Saved entries
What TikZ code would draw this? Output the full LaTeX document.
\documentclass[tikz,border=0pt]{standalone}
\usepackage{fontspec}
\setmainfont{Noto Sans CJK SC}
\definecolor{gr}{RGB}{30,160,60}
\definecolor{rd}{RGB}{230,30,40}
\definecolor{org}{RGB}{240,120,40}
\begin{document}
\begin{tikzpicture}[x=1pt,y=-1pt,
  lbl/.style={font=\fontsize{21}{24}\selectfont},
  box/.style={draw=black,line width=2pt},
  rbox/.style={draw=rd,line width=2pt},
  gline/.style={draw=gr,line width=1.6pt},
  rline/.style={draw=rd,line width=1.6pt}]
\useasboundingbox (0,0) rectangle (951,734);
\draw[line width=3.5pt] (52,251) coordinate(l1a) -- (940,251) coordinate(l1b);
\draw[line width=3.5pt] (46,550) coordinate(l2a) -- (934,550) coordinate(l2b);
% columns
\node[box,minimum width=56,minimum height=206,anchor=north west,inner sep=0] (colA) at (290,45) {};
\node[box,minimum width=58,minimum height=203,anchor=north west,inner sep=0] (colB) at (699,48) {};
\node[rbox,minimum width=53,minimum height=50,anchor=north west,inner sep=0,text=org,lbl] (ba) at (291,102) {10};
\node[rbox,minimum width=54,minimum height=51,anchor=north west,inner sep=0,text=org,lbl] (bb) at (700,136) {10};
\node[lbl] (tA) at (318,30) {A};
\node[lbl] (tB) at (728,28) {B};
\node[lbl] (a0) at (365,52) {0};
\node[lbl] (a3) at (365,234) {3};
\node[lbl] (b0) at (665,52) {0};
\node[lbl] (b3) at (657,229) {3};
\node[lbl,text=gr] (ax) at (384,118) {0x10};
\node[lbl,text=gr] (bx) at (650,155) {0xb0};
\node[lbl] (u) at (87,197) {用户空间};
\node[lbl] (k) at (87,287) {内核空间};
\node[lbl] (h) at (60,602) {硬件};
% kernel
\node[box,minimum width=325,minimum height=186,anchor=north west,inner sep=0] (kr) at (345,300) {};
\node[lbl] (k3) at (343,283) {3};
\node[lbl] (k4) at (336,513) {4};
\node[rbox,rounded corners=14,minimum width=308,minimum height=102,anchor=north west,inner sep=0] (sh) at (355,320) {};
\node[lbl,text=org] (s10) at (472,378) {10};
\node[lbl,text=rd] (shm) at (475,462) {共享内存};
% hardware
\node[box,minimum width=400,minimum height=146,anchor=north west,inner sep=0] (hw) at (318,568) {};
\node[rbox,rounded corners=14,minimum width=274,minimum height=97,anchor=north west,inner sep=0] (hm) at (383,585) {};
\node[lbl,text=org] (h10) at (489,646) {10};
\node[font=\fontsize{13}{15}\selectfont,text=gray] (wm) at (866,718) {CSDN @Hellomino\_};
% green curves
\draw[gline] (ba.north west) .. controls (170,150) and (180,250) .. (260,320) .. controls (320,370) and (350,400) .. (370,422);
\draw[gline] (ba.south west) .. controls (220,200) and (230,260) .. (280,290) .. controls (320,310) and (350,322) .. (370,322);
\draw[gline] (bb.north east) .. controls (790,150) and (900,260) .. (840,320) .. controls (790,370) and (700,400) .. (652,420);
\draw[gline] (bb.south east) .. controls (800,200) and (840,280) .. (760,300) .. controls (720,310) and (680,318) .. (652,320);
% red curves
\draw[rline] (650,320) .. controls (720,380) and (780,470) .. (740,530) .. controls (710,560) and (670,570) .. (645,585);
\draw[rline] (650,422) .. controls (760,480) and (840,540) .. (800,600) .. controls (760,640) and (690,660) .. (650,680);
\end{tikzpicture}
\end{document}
--
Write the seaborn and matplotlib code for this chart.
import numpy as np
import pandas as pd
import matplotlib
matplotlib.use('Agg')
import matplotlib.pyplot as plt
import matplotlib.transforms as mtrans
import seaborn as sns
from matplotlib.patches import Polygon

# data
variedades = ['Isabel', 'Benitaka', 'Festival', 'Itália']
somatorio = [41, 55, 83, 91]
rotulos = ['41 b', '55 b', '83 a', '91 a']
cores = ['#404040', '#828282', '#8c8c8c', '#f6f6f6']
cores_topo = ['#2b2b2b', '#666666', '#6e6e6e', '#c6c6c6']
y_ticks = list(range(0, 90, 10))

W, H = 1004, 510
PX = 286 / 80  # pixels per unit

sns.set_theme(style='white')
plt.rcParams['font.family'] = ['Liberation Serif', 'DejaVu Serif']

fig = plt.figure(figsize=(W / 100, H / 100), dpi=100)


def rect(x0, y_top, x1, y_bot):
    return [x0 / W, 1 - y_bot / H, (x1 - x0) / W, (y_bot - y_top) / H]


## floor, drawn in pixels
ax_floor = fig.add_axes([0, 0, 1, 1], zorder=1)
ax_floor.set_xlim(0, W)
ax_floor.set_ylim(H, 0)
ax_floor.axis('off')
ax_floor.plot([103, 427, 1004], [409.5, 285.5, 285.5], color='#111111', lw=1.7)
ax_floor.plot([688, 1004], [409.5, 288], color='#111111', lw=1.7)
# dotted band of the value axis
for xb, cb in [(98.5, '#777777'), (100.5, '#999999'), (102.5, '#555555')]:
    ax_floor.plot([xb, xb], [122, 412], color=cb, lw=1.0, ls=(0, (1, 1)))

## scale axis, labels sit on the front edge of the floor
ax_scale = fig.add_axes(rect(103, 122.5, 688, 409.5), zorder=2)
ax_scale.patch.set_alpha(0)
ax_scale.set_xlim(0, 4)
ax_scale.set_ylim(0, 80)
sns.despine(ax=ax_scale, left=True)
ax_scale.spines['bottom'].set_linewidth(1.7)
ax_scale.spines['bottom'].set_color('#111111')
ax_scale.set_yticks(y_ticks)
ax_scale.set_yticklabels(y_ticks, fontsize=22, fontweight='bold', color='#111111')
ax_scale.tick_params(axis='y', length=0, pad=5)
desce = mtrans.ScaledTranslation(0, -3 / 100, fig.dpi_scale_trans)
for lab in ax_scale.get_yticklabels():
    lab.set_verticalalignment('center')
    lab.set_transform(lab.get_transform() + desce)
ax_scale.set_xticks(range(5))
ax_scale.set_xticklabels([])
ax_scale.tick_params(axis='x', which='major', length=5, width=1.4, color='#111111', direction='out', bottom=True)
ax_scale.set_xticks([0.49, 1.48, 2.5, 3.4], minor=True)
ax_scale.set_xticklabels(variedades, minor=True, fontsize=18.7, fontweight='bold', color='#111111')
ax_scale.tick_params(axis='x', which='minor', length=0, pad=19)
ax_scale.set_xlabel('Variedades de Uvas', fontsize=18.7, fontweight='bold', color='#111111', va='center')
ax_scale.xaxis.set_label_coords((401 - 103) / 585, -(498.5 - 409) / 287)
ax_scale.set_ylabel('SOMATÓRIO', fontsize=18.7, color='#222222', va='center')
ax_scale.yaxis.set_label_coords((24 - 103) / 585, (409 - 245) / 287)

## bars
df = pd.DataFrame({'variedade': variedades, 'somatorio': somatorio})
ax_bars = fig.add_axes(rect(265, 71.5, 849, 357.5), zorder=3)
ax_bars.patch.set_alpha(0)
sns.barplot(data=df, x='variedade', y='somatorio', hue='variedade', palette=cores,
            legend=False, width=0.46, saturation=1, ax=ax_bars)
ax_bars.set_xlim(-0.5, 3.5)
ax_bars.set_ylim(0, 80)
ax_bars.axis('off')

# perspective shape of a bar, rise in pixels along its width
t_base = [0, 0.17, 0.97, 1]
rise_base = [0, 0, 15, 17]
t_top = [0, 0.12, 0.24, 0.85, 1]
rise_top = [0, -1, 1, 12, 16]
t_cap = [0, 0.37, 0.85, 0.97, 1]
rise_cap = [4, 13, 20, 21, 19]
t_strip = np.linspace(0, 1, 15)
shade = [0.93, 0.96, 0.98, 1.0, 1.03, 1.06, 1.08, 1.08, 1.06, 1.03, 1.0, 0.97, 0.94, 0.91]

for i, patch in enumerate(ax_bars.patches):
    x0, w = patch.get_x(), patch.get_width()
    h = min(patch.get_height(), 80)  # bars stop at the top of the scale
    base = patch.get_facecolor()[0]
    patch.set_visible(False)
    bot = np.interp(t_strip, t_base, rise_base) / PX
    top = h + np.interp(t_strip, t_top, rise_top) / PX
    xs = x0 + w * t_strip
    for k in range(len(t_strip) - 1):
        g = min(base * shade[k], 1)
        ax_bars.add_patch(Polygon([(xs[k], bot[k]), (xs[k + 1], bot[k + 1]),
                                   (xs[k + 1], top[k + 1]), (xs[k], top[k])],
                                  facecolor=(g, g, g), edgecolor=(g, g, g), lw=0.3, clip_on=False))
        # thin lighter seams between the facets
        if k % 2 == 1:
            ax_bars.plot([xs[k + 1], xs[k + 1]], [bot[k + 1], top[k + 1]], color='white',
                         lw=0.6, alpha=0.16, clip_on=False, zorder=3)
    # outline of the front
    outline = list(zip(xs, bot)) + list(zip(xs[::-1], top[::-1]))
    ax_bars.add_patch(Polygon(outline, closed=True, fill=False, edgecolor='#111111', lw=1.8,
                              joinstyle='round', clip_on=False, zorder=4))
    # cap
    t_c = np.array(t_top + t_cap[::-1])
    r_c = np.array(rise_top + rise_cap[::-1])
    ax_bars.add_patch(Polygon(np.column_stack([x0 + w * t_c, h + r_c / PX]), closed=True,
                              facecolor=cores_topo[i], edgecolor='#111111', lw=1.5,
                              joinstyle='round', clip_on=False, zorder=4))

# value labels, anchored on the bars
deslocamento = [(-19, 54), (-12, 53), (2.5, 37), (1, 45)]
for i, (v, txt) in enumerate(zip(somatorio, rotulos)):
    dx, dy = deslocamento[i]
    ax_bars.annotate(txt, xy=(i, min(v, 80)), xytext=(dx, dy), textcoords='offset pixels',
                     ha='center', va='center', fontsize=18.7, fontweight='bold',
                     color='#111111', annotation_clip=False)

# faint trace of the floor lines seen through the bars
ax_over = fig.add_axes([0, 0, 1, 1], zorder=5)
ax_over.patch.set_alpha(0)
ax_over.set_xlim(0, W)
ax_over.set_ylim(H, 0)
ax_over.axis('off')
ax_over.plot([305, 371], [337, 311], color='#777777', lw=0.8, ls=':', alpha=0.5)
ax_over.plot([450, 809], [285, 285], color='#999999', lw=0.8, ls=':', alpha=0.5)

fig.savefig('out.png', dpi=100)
--
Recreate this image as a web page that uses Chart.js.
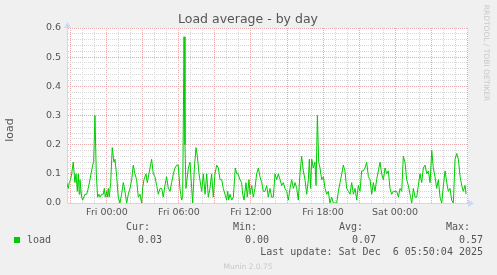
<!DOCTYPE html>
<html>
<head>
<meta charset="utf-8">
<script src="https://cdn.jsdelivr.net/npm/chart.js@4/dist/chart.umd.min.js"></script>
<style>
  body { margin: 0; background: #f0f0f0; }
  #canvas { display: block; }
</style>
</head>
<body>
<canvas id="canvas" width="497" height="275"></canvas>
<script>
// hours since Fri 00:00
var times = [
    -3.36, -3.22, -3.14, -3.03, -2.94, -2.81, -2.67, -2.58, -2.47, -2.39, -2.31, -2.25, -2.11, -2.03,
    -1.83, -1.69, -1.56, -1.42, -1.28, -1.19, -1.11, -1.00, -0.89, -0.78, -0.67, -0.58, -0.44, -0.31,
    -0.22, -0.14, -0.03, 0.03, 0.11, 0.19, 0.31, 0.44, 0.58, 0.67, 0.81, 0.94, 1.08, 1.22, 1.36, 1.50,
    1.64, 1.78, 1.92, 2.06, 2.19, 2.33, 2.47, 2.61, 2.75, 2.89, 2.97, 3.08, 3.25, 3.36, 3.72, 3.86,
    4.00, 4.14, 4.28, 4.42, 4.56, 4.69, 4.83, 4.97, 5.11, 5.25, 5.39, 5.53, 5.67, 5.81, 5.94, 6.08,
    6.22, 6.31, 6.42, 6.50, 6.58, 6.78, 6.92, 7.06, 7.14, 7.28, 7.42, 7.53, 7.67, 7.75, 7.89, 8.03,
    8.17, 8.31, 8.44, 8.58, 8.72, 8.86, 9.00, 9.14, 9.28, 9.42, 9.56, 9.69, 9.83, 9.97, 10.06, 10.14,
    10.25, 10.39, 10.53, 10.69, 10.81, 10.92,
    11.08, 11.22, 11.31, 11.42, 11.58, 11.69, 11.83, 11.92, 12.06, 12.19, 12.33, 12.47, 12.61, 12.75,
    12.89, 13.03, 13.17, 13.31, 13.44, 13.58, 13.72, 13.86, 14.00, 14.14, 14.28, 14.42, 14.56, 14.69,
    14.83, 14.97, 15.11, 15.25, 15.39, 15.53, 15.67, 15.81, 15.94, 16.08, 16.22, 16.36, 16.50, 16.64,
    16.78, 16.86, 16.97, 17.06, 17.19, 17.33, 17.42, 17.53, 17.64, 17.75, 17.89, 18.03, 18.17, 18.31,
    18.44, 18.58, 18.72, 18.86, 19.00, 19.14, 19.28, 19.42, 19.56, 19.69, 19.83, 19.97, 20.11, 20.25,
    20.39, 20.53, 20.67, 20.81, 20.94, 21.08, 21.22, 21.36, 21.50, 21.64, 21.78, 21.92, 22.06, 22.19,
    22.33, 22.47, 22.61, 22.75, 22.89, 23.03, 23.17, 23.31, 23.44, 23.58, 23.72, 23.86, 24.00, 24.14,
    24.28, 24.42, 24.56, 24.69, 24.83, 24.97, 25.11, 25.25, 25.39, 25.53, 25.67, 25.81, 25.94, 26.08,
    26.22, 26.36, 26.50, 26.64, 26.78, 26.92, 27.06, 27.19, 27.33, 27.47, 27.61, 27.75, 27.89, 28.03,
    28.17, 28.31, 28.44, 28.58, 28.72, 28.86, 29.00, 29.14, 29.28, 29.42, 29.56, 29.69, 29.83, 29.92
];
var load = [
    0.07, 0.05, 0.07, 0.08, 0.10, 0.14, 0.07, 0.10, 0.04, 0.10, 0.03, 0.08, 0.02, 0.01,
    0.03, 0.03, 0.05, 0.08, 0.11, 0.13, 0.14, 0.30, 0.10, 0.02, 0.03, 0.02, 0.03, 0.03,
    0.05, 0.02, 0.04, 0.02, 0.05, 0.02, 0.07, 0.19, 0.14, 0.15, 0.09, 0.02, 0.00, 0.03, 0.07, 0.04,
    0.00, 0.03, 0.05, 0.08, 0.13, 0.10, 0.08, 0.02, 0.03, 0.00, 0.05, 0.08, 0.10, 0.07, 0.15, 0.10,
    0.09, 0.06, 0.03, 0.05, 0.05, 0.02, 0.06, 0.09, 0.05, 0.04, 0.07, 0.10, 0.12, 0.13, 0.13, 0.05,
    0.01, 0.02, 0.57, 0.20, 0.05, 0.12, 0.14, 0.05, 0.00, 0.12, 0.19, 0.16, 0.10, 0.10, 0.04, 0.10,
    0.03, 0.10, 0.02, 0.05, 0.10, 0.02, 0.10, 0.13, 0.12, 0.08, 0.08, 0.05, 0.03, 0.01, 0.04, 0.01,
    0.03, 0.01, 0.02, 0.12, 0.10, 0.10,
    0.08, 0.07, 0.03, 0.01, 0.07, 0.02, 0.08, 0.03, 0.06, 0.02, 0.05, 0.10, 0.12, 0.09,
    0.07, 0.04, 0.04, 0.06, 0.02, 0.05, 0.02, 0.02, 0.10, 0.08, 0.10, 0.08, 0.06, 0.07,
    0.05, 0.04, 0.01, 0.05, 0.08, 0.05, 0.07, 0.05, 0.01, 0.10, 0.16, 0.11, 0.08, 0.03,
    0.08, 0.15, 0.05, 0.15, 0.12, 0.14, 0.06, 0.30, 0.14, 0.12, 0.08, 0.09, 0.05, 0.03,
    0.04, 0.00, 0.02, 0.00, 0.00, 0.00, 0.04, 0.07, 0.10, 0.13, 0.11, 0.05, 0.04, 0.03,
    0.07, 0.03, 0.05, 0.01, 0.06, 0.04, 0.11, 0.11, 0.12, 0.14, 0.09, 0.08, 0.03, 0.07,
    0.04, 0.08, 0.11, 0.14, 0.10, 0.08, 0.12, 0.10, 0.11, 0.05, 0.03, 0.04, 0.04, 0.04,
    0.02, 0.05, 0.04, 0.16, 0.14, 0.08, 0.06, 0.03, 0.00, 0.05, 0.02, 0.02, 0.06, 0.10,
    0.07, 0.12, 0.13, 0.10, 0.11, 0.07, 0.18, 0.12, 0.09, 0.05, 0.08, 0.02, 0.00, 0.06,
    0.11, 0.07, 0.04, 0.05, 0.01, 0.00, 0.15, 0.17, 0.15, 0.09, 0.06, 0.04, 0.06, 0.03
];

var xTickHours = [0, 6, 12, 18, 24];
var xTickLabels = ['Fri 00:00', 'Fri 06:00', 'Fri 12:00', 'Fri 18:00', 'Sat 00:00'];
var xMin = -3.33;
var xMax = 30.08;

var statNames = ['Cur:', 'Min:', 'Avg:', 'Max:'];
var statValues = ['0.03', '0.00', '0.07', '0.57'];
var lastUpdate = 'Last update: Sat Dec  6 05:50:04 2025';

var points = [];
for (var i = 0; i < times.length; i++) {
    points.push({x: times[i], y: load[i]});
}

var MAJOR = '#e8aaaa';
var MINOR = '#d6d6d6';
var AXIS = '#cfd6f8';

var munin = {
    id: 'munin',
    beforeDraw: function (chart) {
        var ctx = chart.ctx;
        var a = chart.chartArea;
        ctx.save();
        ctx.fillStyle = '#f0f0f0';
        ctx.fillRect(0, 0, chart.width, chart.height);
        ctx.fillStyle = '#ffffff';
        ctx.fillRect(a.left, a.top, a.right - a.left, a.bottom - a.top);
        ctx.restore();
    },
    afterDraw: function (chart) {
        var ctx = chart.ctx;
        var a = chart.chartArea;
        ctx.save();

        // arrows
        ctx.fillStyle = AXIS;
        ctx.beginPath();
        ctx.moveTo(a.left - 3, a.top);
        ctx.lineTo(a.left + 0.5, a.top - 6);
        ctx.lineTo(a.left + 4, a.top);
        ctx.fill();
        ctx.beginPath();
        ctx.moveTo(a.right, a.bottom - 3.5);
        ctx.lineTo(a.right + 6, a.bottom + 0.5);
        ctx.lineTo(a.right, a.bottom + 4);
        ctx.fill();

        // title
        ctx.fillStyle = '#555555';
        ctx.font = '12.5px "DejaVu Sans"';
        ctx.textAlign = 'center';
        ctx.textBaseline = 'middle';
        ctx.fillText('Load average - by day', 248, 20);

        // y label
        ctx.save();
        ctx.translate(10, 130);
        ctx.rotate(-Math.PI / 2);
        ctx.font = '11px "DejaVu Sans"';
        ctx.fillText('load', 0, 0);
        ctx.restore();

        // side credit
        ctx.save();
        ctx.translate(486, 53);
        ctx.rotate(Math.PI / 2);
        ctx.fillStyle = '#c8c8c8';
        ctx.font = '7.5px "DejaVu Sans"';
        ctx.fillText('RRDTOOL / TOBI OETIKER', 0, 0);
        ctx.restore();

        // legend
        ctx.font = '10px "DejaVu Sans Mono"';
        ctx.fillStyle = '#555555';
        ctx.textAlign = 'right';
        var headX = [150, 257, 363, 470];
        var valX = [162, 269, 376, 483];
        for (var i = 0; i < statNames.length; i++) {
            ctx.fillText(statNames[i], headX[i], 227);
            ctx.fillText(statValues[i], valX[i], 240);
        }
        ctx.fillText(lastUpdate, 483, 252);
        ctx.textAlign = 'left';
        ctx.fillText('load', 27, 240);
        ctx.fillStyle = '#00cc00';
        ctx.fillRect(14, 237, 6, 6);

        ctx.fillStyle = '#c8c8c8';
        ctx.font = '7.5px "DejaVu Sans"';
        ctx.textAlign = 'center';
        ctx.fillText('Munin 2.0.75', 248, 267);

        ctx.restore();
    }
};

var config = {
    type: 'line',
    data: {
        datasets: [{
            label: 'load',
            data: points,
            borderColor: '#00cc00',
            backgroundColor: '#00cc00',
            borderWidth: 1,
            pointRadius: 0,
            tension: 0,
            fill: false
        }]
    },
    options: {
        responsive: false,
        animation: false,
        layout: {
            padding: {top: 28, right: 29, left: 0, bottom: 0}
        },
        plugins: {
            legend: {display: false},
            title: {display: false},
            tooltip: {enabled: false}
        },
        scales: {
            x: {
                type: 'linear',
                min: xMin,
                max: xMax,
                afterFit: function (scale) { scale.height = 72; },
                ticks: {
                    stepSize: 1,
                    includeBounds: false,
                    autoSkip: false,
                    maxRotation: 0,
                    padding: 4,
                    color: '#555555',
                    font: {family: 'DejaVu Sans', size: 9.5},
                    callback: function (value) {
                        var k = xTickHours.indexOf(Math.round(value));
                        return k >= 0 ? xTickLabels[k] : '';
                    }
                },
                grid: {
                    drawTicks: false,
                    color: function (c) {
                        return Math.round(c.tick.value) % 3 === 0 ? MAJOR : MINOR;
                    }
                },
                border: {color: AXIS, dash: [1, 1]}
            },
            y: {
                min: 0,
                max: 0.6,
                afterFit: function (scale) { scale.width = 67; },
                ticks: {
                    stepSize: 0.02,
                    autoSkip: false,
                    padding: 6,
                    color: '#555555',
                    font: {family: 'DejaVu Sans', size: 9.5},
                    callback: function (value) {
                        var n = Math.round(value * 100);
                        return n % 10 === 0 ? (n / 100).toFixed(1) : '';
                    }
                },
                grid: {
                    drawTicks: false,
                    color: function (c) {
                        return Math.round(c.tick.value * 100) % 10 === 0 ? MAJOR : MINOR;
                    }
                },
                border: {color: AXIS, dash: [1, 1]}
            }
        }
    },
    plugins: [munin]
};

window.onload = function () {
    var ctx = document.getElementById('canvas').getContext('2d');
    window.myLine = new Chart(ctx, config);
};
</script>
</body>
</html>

** What to produce **
Every line of the records that includes the word "this" should be gathered.

** The completed task **
What TikZ code would draw this? Output the full LaTeX document.
Write the seaborn and matplotlib code for this chart.
Recreate this image as a web page that uses Chart.js.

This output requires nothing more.